Léonard Pongo (Democratic Republic of Congo / Belgium)
Through the exploration of Congo landscapes, Primordial Earth proposes to consider this region as a multidimensional allegory with three central themes: Creation, Apocalypse and eternal return. The project is still ongoing and his story recounts the first stages of life on earth since its creation and the emergence of the mineral structure, through the appearance and evolution of the plant kingdom and animal and finally, the anthropocene, a period dominated by man. The space explored reveals a place that could be at the origin of life on earth, of incredible and unstoppable vitality, but where the survival of humanity is a constant struggle, since the unfathomable power of nature always threatens its fragility. Considering the evolution of a planet where man is seen only as a secondary character, tossed as if he was passing through a terrestrial purgatory, the narrative suggests a possible salvation or a possible apocalypse. In Primordial Earth, the human being is a weak actor but capable of causing enormous damage and his place on our planet is questioned. Does it always evolve with it, or has the impact of its actions initiated a partial destruction and thus a return to the early stages of evolution? Does the human species always have a chance to survive on its surface?

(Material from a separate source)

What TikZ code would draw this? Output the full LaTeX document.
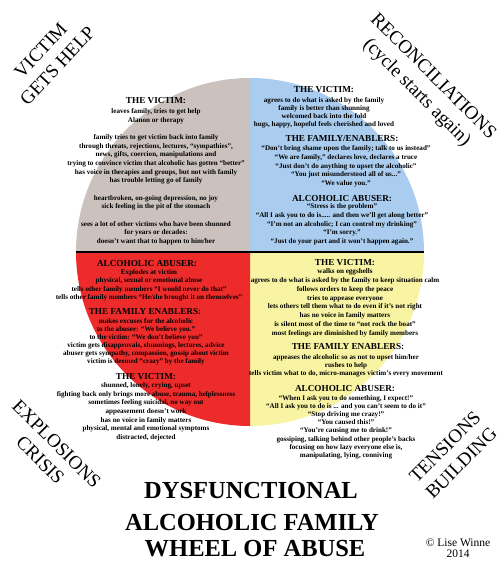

Leonard Pongo started photography in a documentary style, which he gradually merged with snapshot and diary styles. His long-term project The Uncanny in the Democratic Republic of Congo has earned him several international awards and world-wide recognition.

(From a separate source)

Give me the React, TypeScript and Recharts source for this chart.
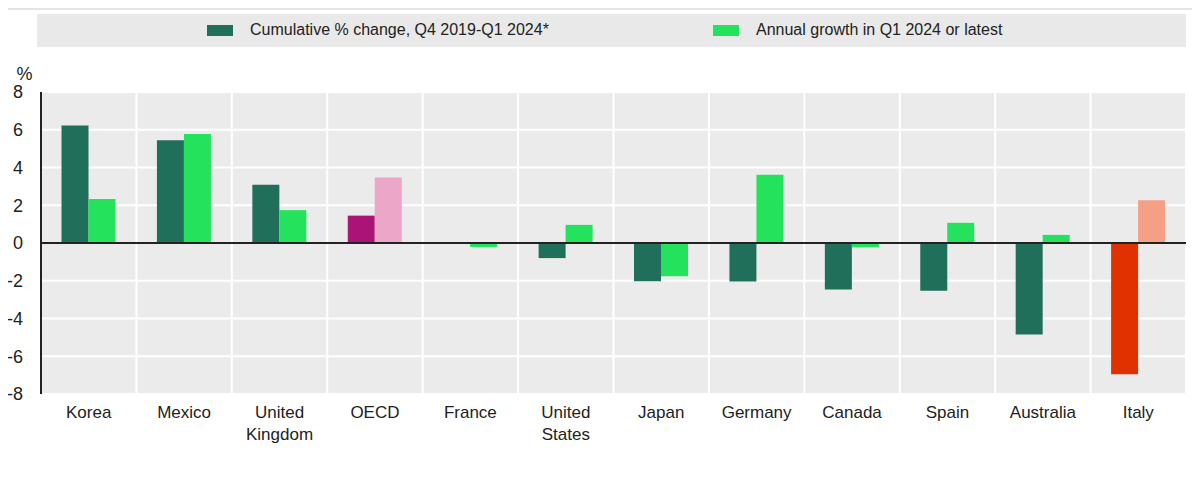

Pongo’s work has been featured in numerous exhibitions and published in WSJ, The Guardian UK, CNN, National Geographic and several other publications. He was chosen as one of PDN’s 30 New and Emerging Photographers to Watch in 2016 and recipient of the Getty Grant in 2018. His work is also part of institutional and private collections. Pongo is a member of Noor agency since 2017. His photographic career is shared between his long term projects in Congo, teaching and assignment work.